Pieces of paper? Pieces of paper found and picked up or gathered off the streets, or gleaned from under the windshield wipers of vehicles, or pried off laundry room bulletin boards, or wherever they were posted or tacked or stapled on whatever? This proletarian treasure became a gold mine for Davy Rothbart, creator and founder of Found magazine. These missives, gathered and selected, turn out to be treasure that illuminates the lives of everyday people. They are funny, or sad, or even sort of tragic. Seems like perfect fodder for the new “kick-ass” musical, Found: A New Musical, with book by Hunter Bell and Lee Overtree and music and original Lyrics by Eli Bolin.
The back-room auditorium of the Los Angeles Theater Center is turned into a hip cabaret with a bar against one wall, a meandering stage projecting out from the bar, with tiny tables and black, cane backed chairs for an audience that sits so close to the action that the players who disappear against the walls of the venue sometimes bump into patrons as they hurry to access the stage. At least I got nudged a couple of times, which to tell the truth, I kind of enjoyed. Patrons can get drinks from the bar just outside the theatre, which enhances the whole scheme of the thing.
The action of the play, at its core, is a fraught dramedy set to music. The plot is essentially the finding and creating of Found magazine. The gimmick is that this beloved bar is in the last night of its existence before being torn down. Davy (Jonah Platt) grabs a mike, gives a spiel to the audience and soon launches into song, joined by his cheerfully gay best friend, Mikey (Mike Millan), bartender Denise (Jordan Kai Burnett), and eventually the entire terrific ensemble of Sheila Carrasco, Parvesh Cheena, Desi Dennis-Dylan, Tom DeTrinis, Zehra Fazal, Ryan Garcia, and Karla Mosley. The opening number is a transition into the story of the creation of Found magazine, beginning with a slip of paper that had been tucked under Davy’s windshield wipers.
Throughout the show, more and more of these odd missives gone-astray are read, or more usually, sung by the cast with the text projected on the walls of the theatre. Davy soon finds that he has lost his job. For Denise its the last night serving drinks. Mikey is a genial free floater. Davy sparks with Denise, but she is a hard case having been burned by love before. Shakespeare, as usual says it best: “The course of true love never did run smooth.” Of course the trio comes up with the idea of gathering the stray bits of paper and publishing them in a magazine. They become successful in their home territory, Chicago, and eventually wind up in LA where…ah, no. Enough plot.

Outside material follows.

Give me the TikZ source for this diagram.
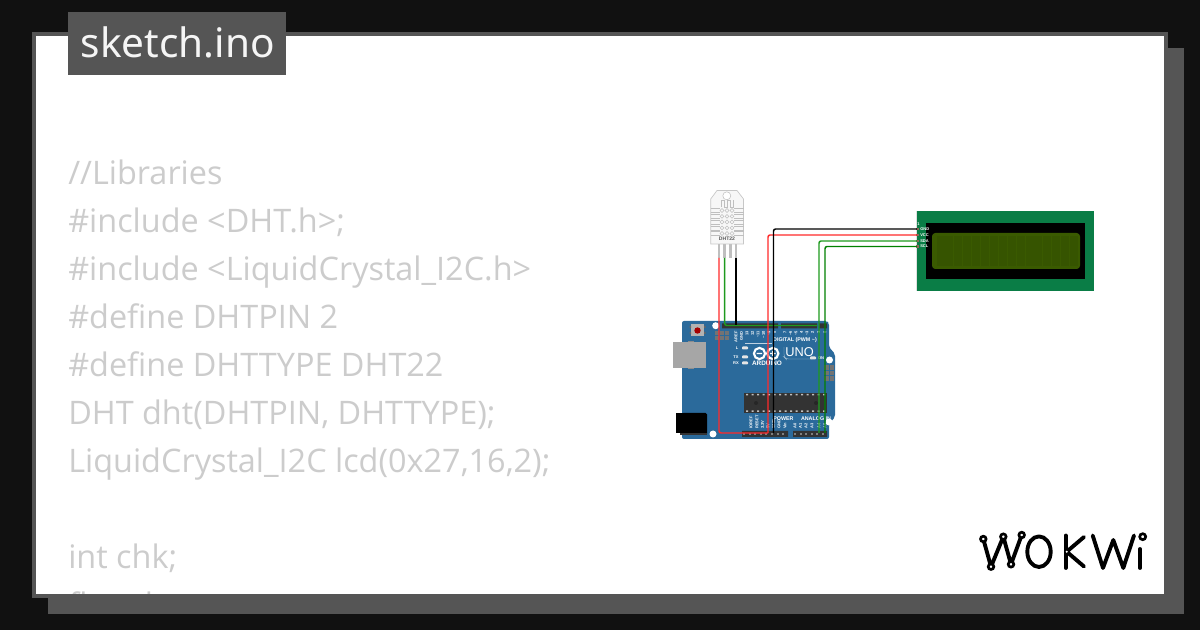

Under the spirited direction of Moritz von Stuelpnagel, with excellent music supervision, direction, arrangements and orchestrations by Frank Galgano and Matt Castle, and the amazing choreography by Kathryn Burns, this show is exhilarating. And I cannot express enough how great this cast is. They are totally engaged in the joy of performance. The music is hip and terrific, sung with unflagging power. And the drama comes straight from the heart with truth and power.

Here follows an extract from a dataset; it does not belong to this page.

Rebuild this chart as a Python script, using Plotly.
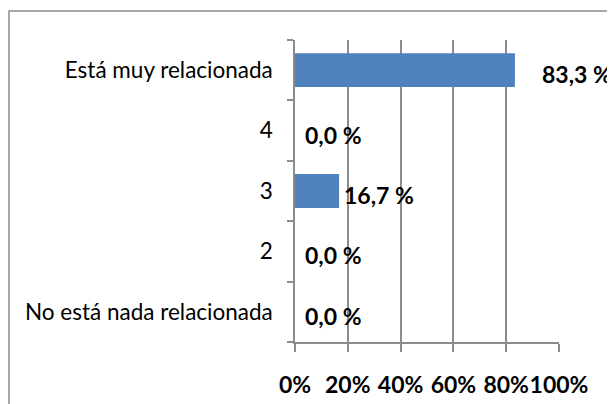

Credit where credit is due, let me reiterate that Found: A New Musical is based on the Found books and magazines by Davy Rothbart, with additional material created in collaboration with Story Pirates. It is presented by IAMA Theatre Company by special arrangement with Victoria Lang, Benjamin Salka and Eva Price. It runs through March 23 at The Los Angeles Theater Center, 514 South Spring Street in Downtown Los Angeles.